You bought it online?
I'm like, no, I can't tell you where I got it from.
But it felt like I was dying and sinking into this void,
whole of blackness where no love existed.
And I didn't exist, my family didn't exist,
and I was just alone and like naked in front of judgment
and void of all love.
And what I perceived as God was hell
of incomplete darkness and void of nothing
and being stripped of everything that I thought I was
and made myself to be.
And I felt like a vulnerable,
I couldn't do anything like infant,
but just void and disconnected from love.
And it said, well, it told me that was hell
and the disconnect from love, fighting so much
to stay away from that, pushing people out of my life.
And like, I'm building my own hell
and this is what it's gonna be like.
And I felt myself like I was dying, called my parents, and I forgave them because I got the message
that if I hold on to this, it's going to cause me
to go into this bad, negative place when we die.
We never know where we're going to die
or when we're going to die.
So it would be best or behoove me to rid myself
of all the negativity
that I had because I'm building my own hell
and I want to be full of love and as much as possible
throughout life, walking into Christ consciousness.
And because you never know when your time is gonna go.
And then when that time comes,
all that grudge that I had towards my family
and my parents,
God the Most High told me, who am I to judge?
And I shut up after that.
Like I don't, who am I to judge?
I'm not perfect.
They're not perfect, but I'm, I'm a non-perfect person judging also a non-perfect person,
because I don't think they're perfect, but it's coming from tainted non-perfect person, because I don't think they're perfect,
but it's coming from tainted, non-perfect eyes
to begin with.
The only one who can judge should have perfect vision
or be perfect, and none of us are.
So who are we to judge?
And we're going to be judged accordingly in the afterlife.

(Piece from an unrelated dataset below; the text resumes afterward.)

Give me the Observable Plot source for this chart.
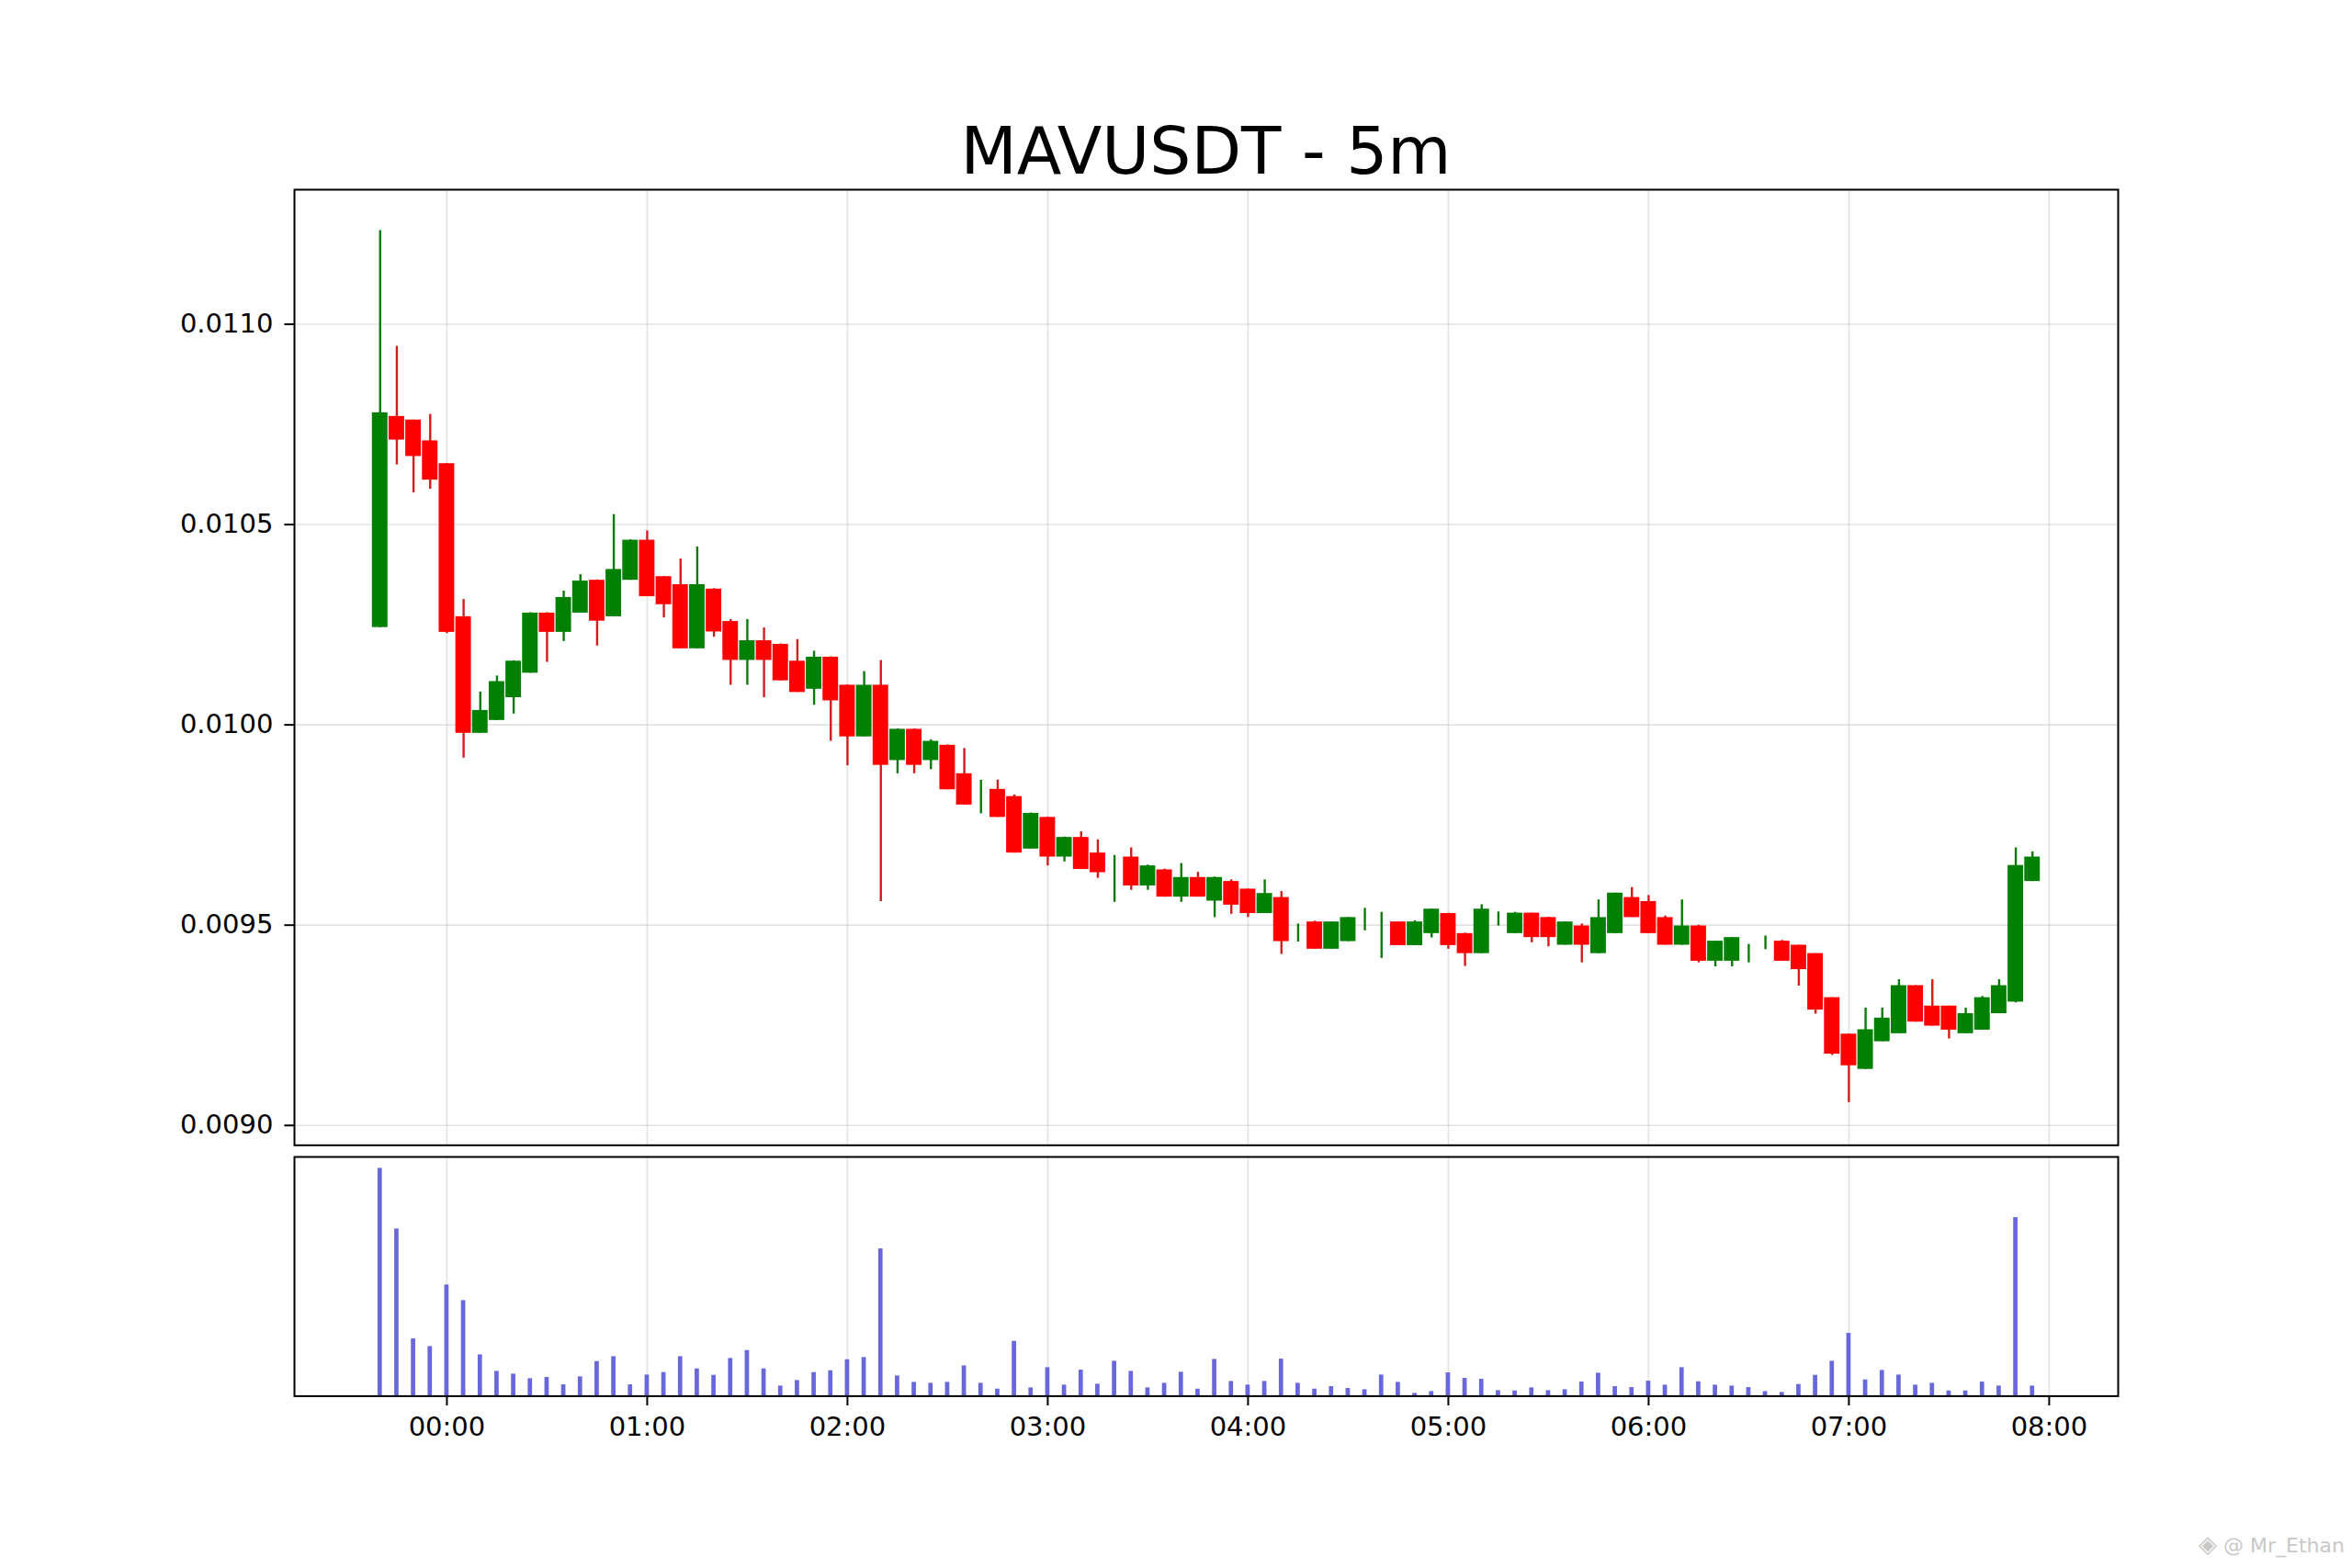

So yeah, it's best not to judge, because because we're gonna be treated the exact same way.
Do unto others as you would have them do unto you.
And that is as above, so below.
You know, how we should carry ourselves that way here
because it's gonna happen there
if you believe in the afterlife or not.
And sometimes the judgment may come from our own selves.
Sometimes we can be the biggest, hardest,
hardest judgmental people on the planet is our own self.
We will judge ourselves more than anybody else will
and being hard on ourselves.
So I think it, yeah, judgment was a big message.
So I forgave my parents, forgave them,
told them who am I to judge.
I don't, I can't do that, you know?
That's your path.
It is what it is.
But to hold on to that grudge is only doing me bad.
You know, a lot of darkness and a lot of resentment.
I didn't need to carry that.
You know, I didn't need to carry that.
I've always looked at the pictures on the hieroglyphs,
that little bag they're carrying.
If you look at those, I've always looked at it as,
that's the bag of memories that we're going to take
in the afterlife.
There's not many, so make them count,
make them enjoyable, because that's all we're going to take
with this, is a small bag of memory.
So either you want that bag full of good memories,
or you can have it full of terrible memories.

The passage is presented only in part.